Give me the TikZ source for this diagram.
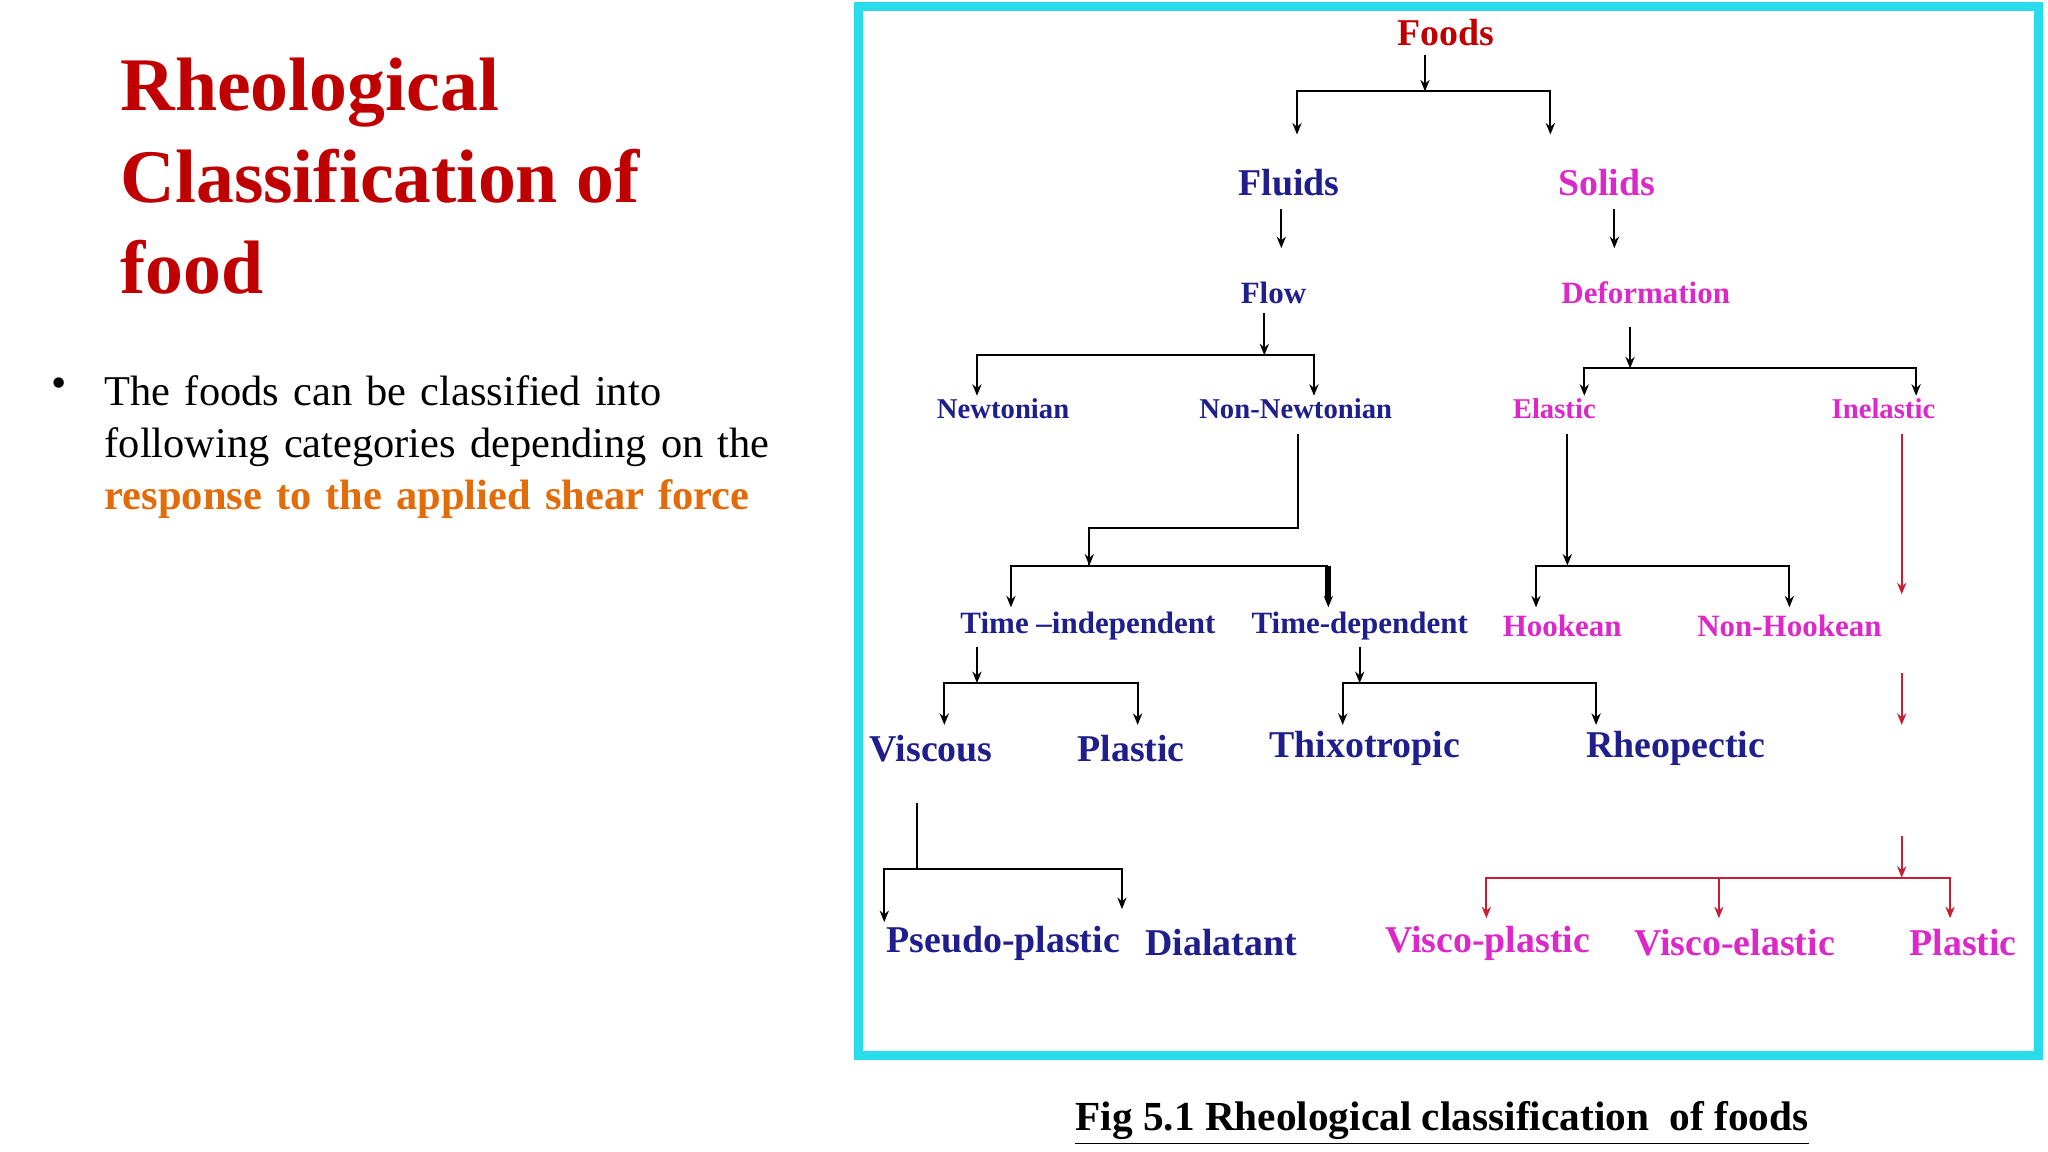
\documentclass[tikz,border=0pt]{standalone}
\usepackage{fontspec}
\setmainfont{Liberation Serif}
\usetikzlibrary{arrows.meta}
\definecolor{titlered}{RGB}{192,0,0}
\definecolor{shearorange}{RGB}{226,107,10}
\definecolor{fluidblue}{RGB}{30,30,140}
\definecolor{solidpink}{RGB}{220,40,200}
\definecolor{framecyan}{RGB}{40,220,235}
\definecolor{redline}{RGB}{200,30,50}
\tikzset{
  fluid/.style={text=fluidblue, font=\bfseries\fontsize{13.5}{15}\selectfont, inner sep=1pt},
  solid/.style={text=solidpink, font=\bfseries\fontsize{13.5}{15}\selectfont, inner sep=1pt},
  big/.style={font=\bfseries\fontsize{16.5}{18}\selectfont},
  small/.style={font=\bfseries\fontsize{12.5}{14}\selectfont},
  link/.style={-{Stealth[length=5pt,width=4pt]}, line width=0.9pt},
  plain/.style={line width=0.9pt},
  redlink/.style={link, draw=redline},
  redplain/.style={plain, draw=redline}
}
\begin{document}
\begin{tikzpicture}[x=0.02cm, y=-0.02cm]
    \useasboundingbox (0,0) rectangle (1568,882);
    % Title and bullet
    \node [anchor=north west, text=titlered, align=left, font=\bfseries\fontsize{33}{40}\selectfont] (title) at (86,38) {Rheological\\Classification of\\food};
    \node [anchor=west] (bullet) at (33,297) {\fontsize{19}{22}\selectfont\textbullet};
    \node [anchor=north west, align=left, text width=11.4cm, font=\fontsize{18.5}{22.7}\selectfont] (intro) at (74,281) {The foods can be classified into\\following categories depending on the\\\textcolor{shearorange}{\bfseries response to the applied shear force}};
    % Frame
    \draw [framecyan, line width=4pt] (657,5) rectangle (1561,808);
    \node [font=\bfseries\fontsize{18}{20}\selectfont] (caption) at (1104,860) {\underline{Fig 5.1 Rheological classification\ \ of foods}};
    % Nodes
    \node [big, text=titlered, inner sep=1pt] (foods) at (1107,25) {Foods};
    \node [fluid, big] (fluids) at (987,140) {Fluids};
    \node [solid, big] (solids) at (1230,140) {Solids};
    \node [fluid] (flow) at (975,224) {Flow};
    \node [solid] (deform) at (1260,224) {Deformation};
    \node [fluid, small] (newt) at (768,313) {Newtonian};
    \node [fluid, small] (nonnewt) at (992,313) {Non-Newtonian};
    \node [solid, small] (elastic) at (1190,313) {Elastic};
    \node [solid, small] (inelastic) at (1442,313) {Inelastic};
    \node [fluid] (tind) at (833,479) {Time --independent};
    \node [fluid] (tdep) at (1041,479) {Time-dependent};
    \node [solid] (hook) at (1196,479) {Hookean};
    \node [solid] (nonhook) at (1370,479) {Non-Hookean};
    \node [fluid, big] (viscous) at (713,573) {Viscous};
    \node [fluid, big] (plastic) at (866,573) {Plastic};
    \node [fluid, big] (thixo) at (1045,573) {Thixotropic};
    \node [fluid, big] (rheo) at (1283,573) {Rheopectic};
    \node [fluid, big] (pseudo) at (768,722) {Pseudo-plastic};
    \node [fluid, big] (dila) at (935,722) {Dialatant};
    \node [solid, big] (vplastic) at (1139,722) {Visco-plastic};
    \node [solid, big] (velastic) at (1328,722) {Visco-elastic};
    \node [solid, big] (splastic) at (1503,722) {Plastic};
    % Junctions
    \coordinate (j1) at (1091,70);
    \coordinate (j2) at (968,272);
    \coordinate (j3) at (1248,282);
    \coordinate (j4) at (834,433);
    \coordinate (j5) at (1200,433);
    \coordinate (j6) at (748,523);
    \coordinate (j7) at (1041,523);
    \coordinate (j8) at (702,665);
    \coordinate (j9) at (1456,672);
    % Connectors
    \draw [link] (1091,42) -- (j1);
    \draw [link] (j1) -| (993,103);
    \draw [link] (j1) -| (1187,103);
    \draw [link] (981,160) -- (981,190);
    \draw [link] (1236,160) -- (1236,190);
    \draw [link] (968,240) -- (j2);
    \draw [link] (j2) -| (748,303);
    \draw [link] (j2) -| (1006,303);
    \draw [link] (1248,250) -- (j3);
    \draw [link] (j3) -| (1213,303);
    \draw [link] (j3) -| (1467,303);
    \draw [plain] (994,332) -- (994,404) -| (j4);
    \draw [link] (834,404) -- (j4);
    \draw [link] (j4) -| (774,465);
    \draw [plain] (j4) -- (1017,433);
    \draw [link, line width=2.5pt] (1017,433) -- (1017,465);
    \draw [link] (1200,332) -- (j5);
    \draw [link] (j5) -| (1176,465);
    \draw [link] (j5) -| (1370,465);
    \draw [redlink] (1456,332) -- (1456,455);
    \draw [redlink] (1456,515) -- (1456,555);
    \draw [link] (748,495) -- (j6);
    \draw [link] (j6) -| (723,555);
    \draw [link] (j6) -| (871,555);
    \draw [link] (1041,495) -- (j7);
    \draw [link] (j7) -| (1028,555);
    \draw [link] (j7) -| (1222,555);
    \draw [plain] (702,615) -- (j8);
    \draw [link] (j8) -| (677,706);
    \draw [link] (j8) -| (859,696);
    \draw [redlink] (1456,640) -- (j9);
    \draw [redlink] (j9) -| (1138,703);
    \draw [redlink] (1316,672) -- (1316,703);
    \draw [redlink] (j9) -| (1493,703);
\end{tikzpicture}
\end{document}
····················
# Set task
Your task is to repeat the material above exactly, without its pictures.

# Written response
Give me the TikZ source for this diagram.
\documentclass[tikz,border=0pt]{standalone}
\usepackage{fontspec}
\setmainfont{Liberation Serif}
\usetikzlibrary{arrows.meta}
\definecolor{titlered}{RGB}{192,0,0}
\definecolor{shearorange}{RGB}{226,107,10}
\definecolor{fluidblue}{RGB}{30,30,140}
\definecolor{solidpink}{RGB}{220,40,200}
\definecolor{framecyan}{RGB}{40,220,235}
\definecolor{redline}{RGB}{200,30,50}
\tikzset{
  fluid/.style={text=fluidblue, font=\bfseries\fontsize{13.5}{15}\selectfont, inner sep=1pt},
  solid/.style={text=solidpink, font=\bfseries\fontsize{13.5}{15}\selectfont, inner sep=1pt},
  big/.style={font=\bfseries\fontsize{16.5}{18}\selectfont},
  small/.style={font=\bfseries\fontsize{12.5}{14}\selectfont},
  link/.style={-{Stealth[length=5pt,width=4pt]}, line width=0.9pt},
  plain/.style={line width=0.9pt},
  redlink/.style={link, draw=redline},
  redplain/.style={plain, draw=redline}
}
\begin{document}
\begin{tikzpicture}[x=0.02cm, y=-0.02cm]
    \useasboundingbox (0,0) rectangle (1568,882);
    % Title and bullet
    \node [anchor=north west, text=titlered, align=left, font=\bfseries\fontsize{33}{40}\selectfont] (title) at (86,38) {Rheological\\Classification of\\food};
    \node [anchor=west] (bullet) at (33,297) {\fontsize{19}{22}\selectfont\textbullet};
    \node [anchor=north west, align=left, text width=11.4cm, font=\fontsize{18.5}{22.7}\selectfont] (intro) at (74,281) {The foods can be classified into\\following categories depending on the\\\textcolor{shearorange}{\bfseries response to the applied shear force}};
    % Frame
    \draw [framecyan, line width=4pt] (657,5) rectangle (1561,808);
    \node [font=\bfseries\fontsize{18}{20}\selectfont] (caption) at (1104,860) {\underline{Fig 5.1 Rheological classification\ \ of foods}};
    % Nodes
    \node [big, text=titlered, inner sep=1pt] (foods) at (1107,25) {Foods};
    \node [fluid, big] (fluids) at (987,140) {Fluids};
    \node [solid, big] (solids) at (1230,140) {Solids};
    \node [fluid] (flow) at (975,224) {Flow};
    \node [solid] (deform) at (1260,224) {Deformation};
    \node [fluid, small] (newt) at (768,313) {Newtonian};
    \node [fluid, small] (nonnewt) at (992,313) {Non-Newtonian};
    \node [solid, small] (elastic) at (1190,313) {Elastic};
    \node [solid, small] (inelastic) at (1442,313) {Inelastic};
    \node [fluid] (tind) at (833,479) {Time --independent};
    \node [fluid] (tdep) at (1041,479) {Time-dependent};
    \node [solid] (hook) at (1196,479) {Hookean};
    \node [solid] (nonhook) at (1370,479) {Non-Hookean};
    \node [fluid, big] (viscous) at (713,573) {Viscous};
    \node [fluid, big] (plastic) at (866,573) {Plastic};
    \node [fluid, big] (thixo) at (1045,573) {Thixotropic};
    \node [fluid, big] (rheo) at (1283,573) {Rheopectic};
    \node [fluid, big] (pseudo) at (768,722) {Pseudo-plastic};
    \node [fluid, big] (dila) at (935,722) {Dialatant};
    \node [solid, big] (vplastic) at (1139,722) {Visco-plastic};
    \node [solid, big] (velastic) at (1328,722) {Visco-elastic};
    \node [solid, big] (splastic) at (1503,722) {Plastic};
    % Junctions
    \coordinate (j1) at (1091,70);
    \coordinate (j2) at (968,272);
    \coordinate (j3) at (1248,282);
    \coordinate (j4) at (834,433);
    \coordinate (j5) at (1200,433);
    \coordinate (j6) at (748,523);
    \coordinate (j7) at (1041,523);
    \coordinate (j8) at (702,665);
    \coordinate (j9) at (1456,672);
    % Connectors
    \draw [link] (1091,42) -- (j1);
    \draw [link] (j1) -| (993,103);
    \draw [link] (j1) -| (1187,103);
    \draw [link] (981,160) -- (981,190);
    \draw [link] (1236,160) -- (1236,190);
    \draw [link] (968,240) -- (j2);
    \draw [link] (j2) -| (748,303);
    \draw [link] (j2) -| (1006,303);
    \draw [link] (1248,250) -- (j3);
    \draw [link] (j3) -| (1213,303);
    \draw [link] (j3) -| (1467,303);
    \draw [plain] (994,332) -- (994,404) -| (j4);
    \draw [link] (834,404) -- (j4);
    \draw [link] (j4) -| (774,465);
    \draw [plain] (j4) -- (1017,433);
    \draw [link, line width=2.5pt] (1017,433) -- (1017,465);
    \draw [link] (1200,332) -- (j5);
    \draw [link] (j5) -| (1176,465);
    \draw [link] (j5) -| (1370,465);
    \draw [redlink] (1456,332) -- (1456,455);
    \draw [redlink] (1456,515) -- (1456,555);
    \draw [link] (748,495) -- (j6);
    \draw [link] (j6) -| (723,555);
    \draw [link] (j6) -| (871,555);
    \draw [link] (1041,495) -- (j7);
    \draw [link] (j7) -| (1028,555);
    \draw [link] (j7) -| (1222,555);
    \draw [plain] (702,615) -- (j8);
    \draw [link] (j8) -| (677,706);
    \draw [link] (j8) -| (859,696);
    \draw [redlink] (1456,640) -- (j9);
    \draw [redlink] (j9) -| (1138,703);
    \draw [redlink] (1316,672) -- (1316,703);
    \draw [redlink] (j9) -| (1493,703);
\end{tikzpicture}
\end{document}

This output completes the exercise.